In yesterday’s post about the preamp conundrum many of you correctly pointed out that what I was referring to is called an integrated  amplifier but perhaps missed my point.  The day of the preamp as a separate is long over and while there are multiple ways to address the issue: adding amps to all preamps or preamps to all amps (for two quick examples) – we need to look at the bigger issue at hand.

The bigger issue is separates themselves.  I have long advocated for the demise of the separates category altogether.  Why?  Because separates only came about in response to the crap large scale hifi manufacturers were making in the early days (PS included).  There were a number of technical reasons why it may have been difficult at the time to integrate all the functions of a preamp, amp and radio tuner but that is no longer the case and hasn’t been for years now.

Separates equal many things: independent choice and clutter among them.  As Audiophiles we like the idea of mixing and matching separates to get the performance we want – as practical humans I think we prefer neat, tidy and elegant.

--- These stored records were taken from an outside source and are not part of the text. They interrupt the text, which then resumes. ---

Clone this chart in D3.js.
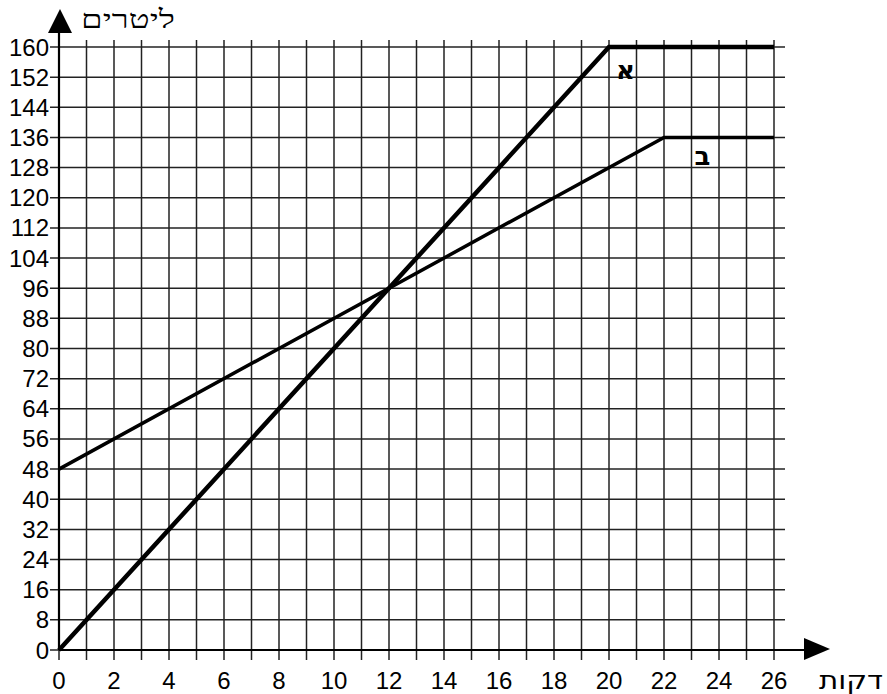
<!DOCTYPE html>
<html>
<head>
<meta charset="utf-8">
<script src="https://cdn.jsdelivr.net/npm/d3@7"></script>
<style>
  body { margin: 0; background: #fff; }
  svg { display: block; }
  text { font-family: "Liberation Sans", sans-serif; fill: #000; }
</style>
</head>
<body>
<svg id="chart" width="887" height="694"></svg>
<script>
"use strict";

// data
var xTicks = d3.range(0, 27, 2);
var yTicks = d3.range(0, 161, 8);
var gridX = d3.range(0, 27, 1);
var lineA = [[0, 0], [20, 160], [26, 160]];
var lineB = [[0, 48], [22, 136], [26, 136]];
var labelA = { name: "א", x: 20.6, y: 154 };
var labelB = { name: "ב", x: 23.4, y: 131 };
var xTitle = "דקות";
var yTitle = "ליטרים";

var svg = d3.select("#chart");

var x = d3.scaleLinear().domain([0, 26]).range([59, 774]);
var y = d3.scaleLinear().domain([0, 160]).range([650, 47]);

// vertical grid, each minute
svg.append("g")
  .selectAll("line")
  .data(gridX)
  .enter()
  .append("line")
  .attr("x1", function(d){ return x(d); })
  .attr("x2", function(d){ return x(d); })
  .attr("y1", y(160) - 7)
  .attr("y2", y(0) + 10)
  .attr("stroke", "#222")
  .attr("stroke-width", 1.5);

// horizontal grid
svg.append("g")
  .selectAll("line")
  .data(yTicks)
  .enter()
  .append("line")
  .attr("x1", x(0) - 9)
  .attr("x2", x(26) + 11)
  .attr("y1", function(d){ return y(d); })
  .attr("y2", function(d){ return y(d); })
  .attr("stroke", "#222")
  .attr("stroke-width", 1.5);

// axes with arrows
svg.append("line")
  .attr("x1", x(0)).attr("x2", 806)
  .attr("y1", y(0)).attr("y2", y(0))
  .attr("stroke", "#000").attr("stroke-width", 2.2);
svg.append("path")
  .attr("d", "M804,638 L830,649 L804,660 Z")
  .attr("fill", "#000");

svg.append("line")
  .attr("x1", x(0)).attr("x2", x(0))
  .attr("y1", y(0)).attr("y2", 30)
  .attr("stroke", "#000").attr("stroke-width", 2.2);
svg.append("path")
  .attr("d", "M48,33 L60,9 L72,33 Z")
  .attr("fill", "#000");

// tick labels
svg.append("g")
  .selectAll("text")
  .data(yTicks)
  .enter()
  .append("text")
  .attr("x", 49)
  .attr("y", function(d){ return y(d) + 8.5; })
  .attr("text-anchor", "end")
  .style("font-size", "24px")
  .text(function(d){ return d; });

svg.append("g")
  .selectAll("text")
  .data(xTicks)
  .enter()
  .append("text")
  .attr("x", function(d){ return x(d); })
  .attr("y", 689)
  .attr("text-anchor", "middle")
  .style("font-size", "24px")
  .text(function(d){ return d; });

// axis titles
svg.append("text")
  .attr("x", 81).attr("y", 28)
  .attr("textLength", 94)
  .attr("lengthAdjust", "spacingAndGlyphs")
  .style("font-family", "DejaVu Sans")
  .style("font-weight", "300")
  .style("font-size", "26px")
  .text(yTitle);

svg.append("text")
  .attr("x", 819).attr("y", 689)
  .attr("textLength", 64)
  .attr("lengthAdjust", "spacingAndGlyphs")
  .style("font-family", "DejaVu Sans")
  .style("font-size", "26px")
  .text(xTitle);

// the two lines
var line = d3.line()
  .x(function(d){ return x(d[0]); })
  .y(function(d){ return y(d[1]); });

svg.append("path")
  .datum(lineB)
  .attr("d", line)
  .attr("fill", "none")
  .attr("stroke", "#000")
  .attr("stroke-width", 3.5);

svg.append("path")
  .datum(lineA)
  .attr("d", line)
  .attr("fill", "none")
  .attr("stroke", "#000")
  .attr("stroke-width", 4.5);

svg.append("g")
  .selectAll("text")
  .data([labelA, labelB])
  .enter()
  .append("text")
  .attr("x", function(d){ return x(d.x); })
  .attr("y", function(d){ return y(d.y) + 9; })
  .attr("text-anchor", "middle")
  .style("font-family", "DejaVu Sans")
  .style("font-size", "26px")
  .style("font-weight", "bold")
  .text(function(d){ return d.name; });
</script>
</body>
</html>
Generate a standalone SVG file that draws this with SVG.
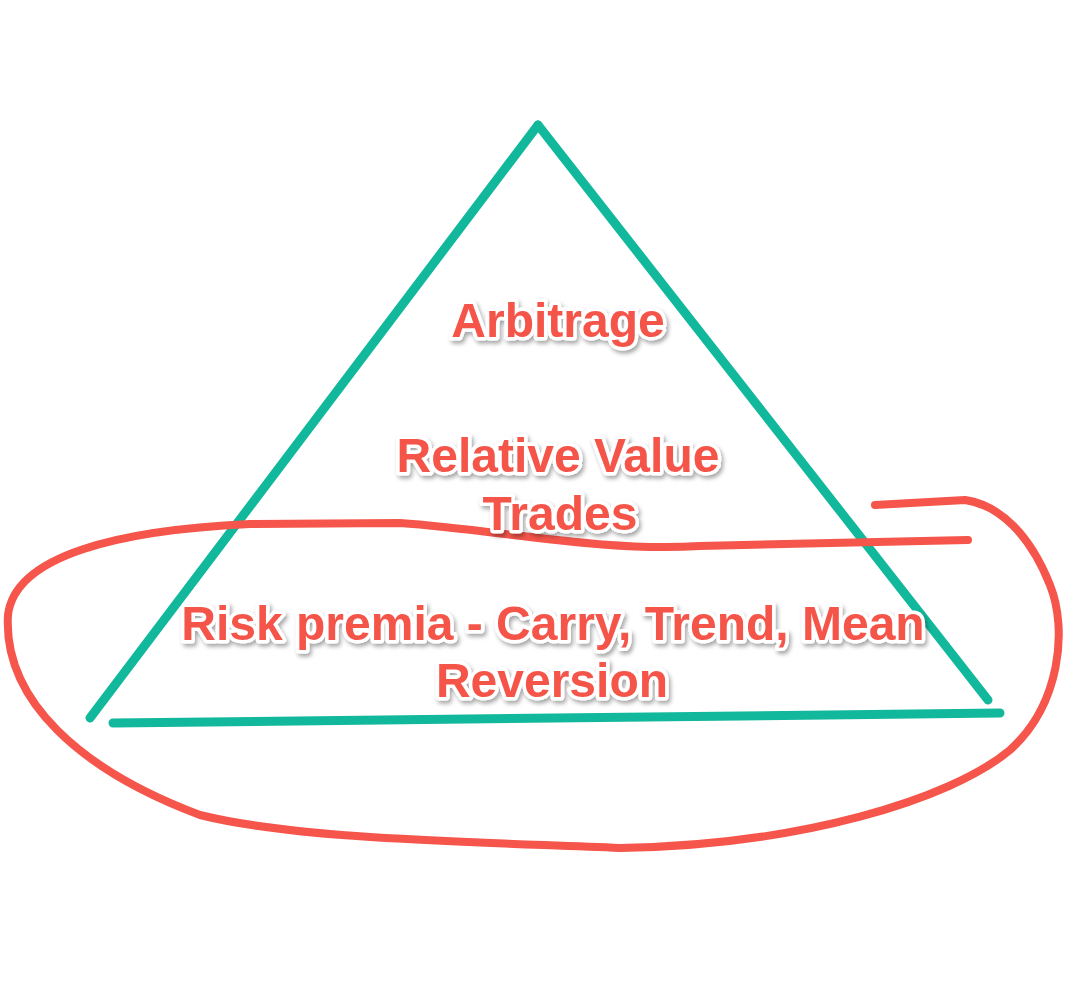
<svg xmlns="http://www.w3.org/2000/svg" width="1070" height="1000" viewBox="0 0 1070 1000">
<defs>
<style>
.t{font-family:"Liberation Sans",Arial,sans-serif;font-weight:bold;font-size:48px;fill:#f5554a;stroke:#fff;stroke-width:7;paint-order:stroke;stroke-linejoin:round;text-anchor:middle;filter:url(#sh)}
.tri{stroke:#12b89c;stroke-width:9;stroke-linecap:round;fill:none}
.red{stroke:#f5554a;stroke-width:8;fill:none;stroke-linecap:round;stroke-linejoin:round}
</style>
<filter id="sh" x="-10%" y="-30%" width="120%" height="160%"><feDropShadow dx="2" dy="3" stdDeviation="2" flood-color="#000" flood-opacity="0.35"/></filter>
</defs>
<rect width="1070" height="1000" fill="#fff"/>
<g id="triangle">
<line class="tri" x1="90" y1="718" x2="538" y2="125"/>
<line class="tri" x1="538" y1="125" x2="988" y2="700"/>
<line class="tri" x1="113" y1="723" x2="1000" y2="713"/>
</g>
<g id="loop">
<path class="red" d="M968,540 L700,546 C600,552 500,530 400,523 L250,524 C120,530 15,555 8,615 C3,700 80,770 200,815 C300,840 480,842 620,848 C800,845 950,800 1010,750 C1060,705 1068,630 1050,585 C1030,535 1000,505 965,500 L875,505"/>
</g>
<g id="labels">
<text class="t" x="558" y="337">Arbitrage</text>
<text class="t" x="558" y="472">Relative Value</text>
<text class="t" x="560" y="530">Trades</text>
<text class="t" x="553" y="640">Risk premia - Carry, Trend, Mean</text>
<text class="t" x="552" y="697">Reversion</text>
</g>
</svg>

I am proposing to you that technically separates need not exist – that in fact without all the interconnecting paraphernalia they require between boxes – we’d be better off without them.

The preamp conundrum points out that existing integrated amps are still compromised accumulations of separates and therefore are irrelevant to our discussion.  Integrateds should be better – yet they represent compromise not sueriority.  That’s just plain lazy.

Technically separates shouldn’t be required.  We should demand more.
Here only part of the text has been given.